En quoi consiste l’aide humanitaire suisse à Pyongyang?
Notre aide s’est élevée en 2015 à 9 millions de francs, dont 60% ont été utilisés pour la livraison de lait en poudre pour le Programme alimentaire mondial (PAM) de l’ONU. Distribué sous forme de porridge, il a bénéficié à un million de femmes enceintes et d’enfants âgés de moins de 5 ans. L’aide peut être directe, soutenir des programmes de l’ONU ou d’ONG internationales comme le CICR ou Handicap International. Nous avons par exemple un programme d’aide pour la culture (riz, pommes de terre et baies) sur des terrains en pente, une pratique qui accompagne la déforestation.
Comment s’assurer que l’aide n’est pas détournée?
Nos projets sont régulièrement visités et évalués sur place par des Suisses. Le PAM a un programme de contrôle très strict qui assure une livraison efficace des céréales.
Depuis le 18 mai, la Suisse applique les nouvelles sanctions de l’ONU, qu’est-ce que cela change?
L’aide humanitaire est explicitement exclue de ces sanctions bien que de nouveaux obstacles administratifs puissent apparaître. Le déploiement complet des effets de ces sanctions n’est pas encore connu.
La Suisse a-t-elle été interpellée ou critiquée par les autorités sud-coréennes pour son aide au Nord?

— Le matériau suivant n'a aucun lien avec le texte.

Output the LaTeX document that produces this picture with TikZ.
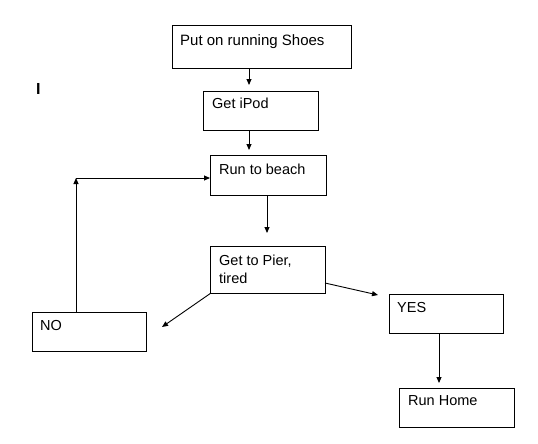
\documentclass[tikz,border=0pt]{standalone}
\usepackage{fontspec}
\setmainfont{Liberation Sans}
\usetikzlibrary{arrows.meta,calc}
\begin{document}
\begin{tikzpicture}[x=1pt,y=-1pt,
  box/.style={draw,line width=0.9pt,inner sep=0pt,anchor=north west},
  lbl/.style={anchor=base west,inner sep=0pt,font=\fontsize{14.5}{18}\selectfont},
  arr/.style={line width=0.9pt,-{Triangle[length=6pt,width=5pt]}}]
\useasboundingbox (0,0) rectangle (538,444);
% boxes
\node[box,minimum width=179pt,minimum height=43pt] (b1) at (172,25) {};
\node[box,minimum width=115pt,minimum height=39pt] (b2) at (203,91) {};
\node[box,minimum width=116pt,minimum height=40pt] (b3) at (210,155) {};
\node[box,minimum width=115pt,minimum height=47pt] (b4) at (210,246) {};
\node[box,minimum width=114pt,minimum height=39pt] (no) at (32,312) {};
\node[box,minimum width=114pt,minimum height=39pt] (yes) at (389,294) {};
\node[box,minimum width=115pt,minimum height=39pt] (rh) at (399,388) {};
% texts
\node[lbl,font=\fontsize{15}{18}\selectfont] (t1) at (180,46) {Put on running Shoes};
\node[lbl] (t2) at (212,108) {Get iPod};
\node[lbl] (t3) at (219,174) {Run to beach};
\node[lbl] (t4a) at (219,265) {Get to Pier,};
\node[lbl] (t4b) at (219,283) {tired};
\node[lbl] (tno) at (40,330) {NO};
\node[lbl] (tyes) at (397,312) {YES};
\node[lbl] (trh) at (408,405) {Run Home};
\node[lbl,font=\fontsize{16}{18}\bfseries] (ti) at (36,94) {I};
% coordinates
\coordinate (x1) at (249,0);
\coordinate (x3) at (267,0);
\coordinate (x5) at (439,0);
\coordinate (corner) at (76,178);
\coordinate (noend) at (162,327);
\coordinate (yesend) at (378,295);
\coordinate (b4sw) at (211,293);
\coordinate (b4e) at (325,283);
% connectors
\draw[arr,shorten >=6pt] (b1.south -| x1) -- (b2.north -| x1);
\draw[arr,shorten >=5pt] (b2.south -| x1) -- (b3.north -| x1);
\draw[arr,shorten >=13pt] (b3.south -| x3) -- (b4.north -| x3);
\draw[arr] (b4sw) -- (noend);
\draw[arr] (b4e) -- (yesend);
\draw[arr,shorten >=5pt] (yes.south -| x5) -- (rh.north -| x5);
\draw[arr] (no.north -| corner) -- (corner);
\draw[arr] (corner) -- (b3.west |- corner);
\end{tikzpicture}
\end{document}
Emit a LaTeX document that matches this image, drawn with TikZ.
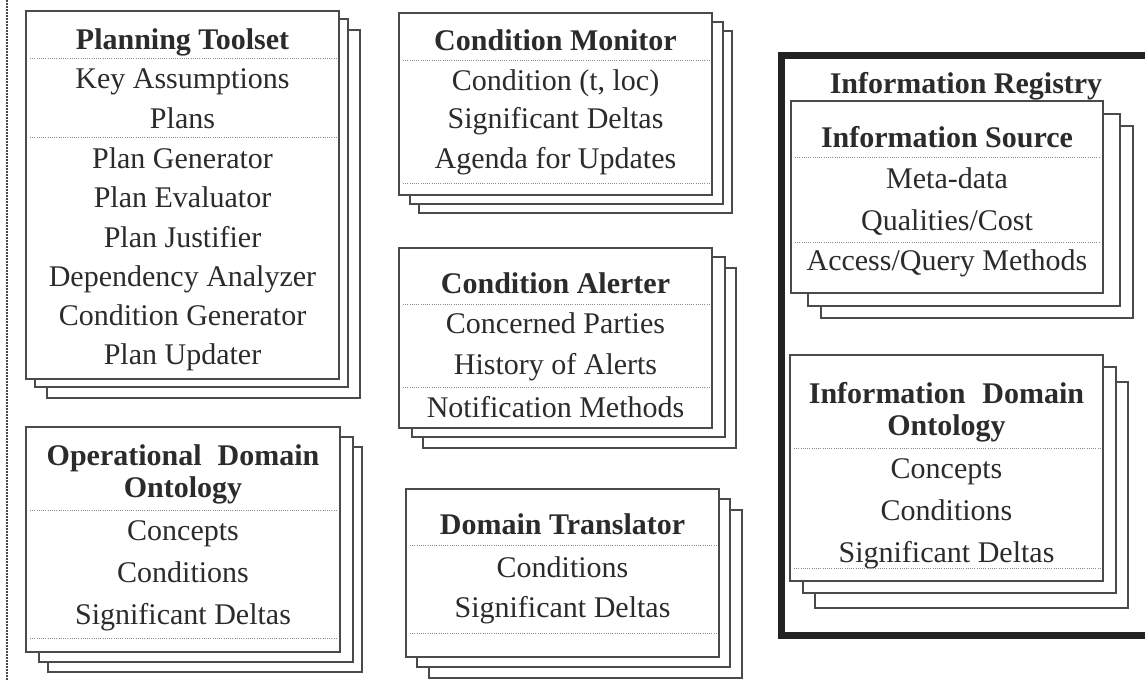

L’aide apportée à la Corée du Nord fait partie des sujets de discussion de notre dialogue politique avec la Corée du Sud. Dans ce domaine, la Corée du Sud s’est exprimée plusieurs fois de façon positive et explicite sur l’engagement de la Suisse.
Que répondez-vous aux transfuges qui demandent à la Suisse de stopper son aide pour renforcer l’effet des sanctions internationales?
L’aide humanitaire étant exclue des sanctions, on ne peut renforcer ces dernières en annulant cette aide.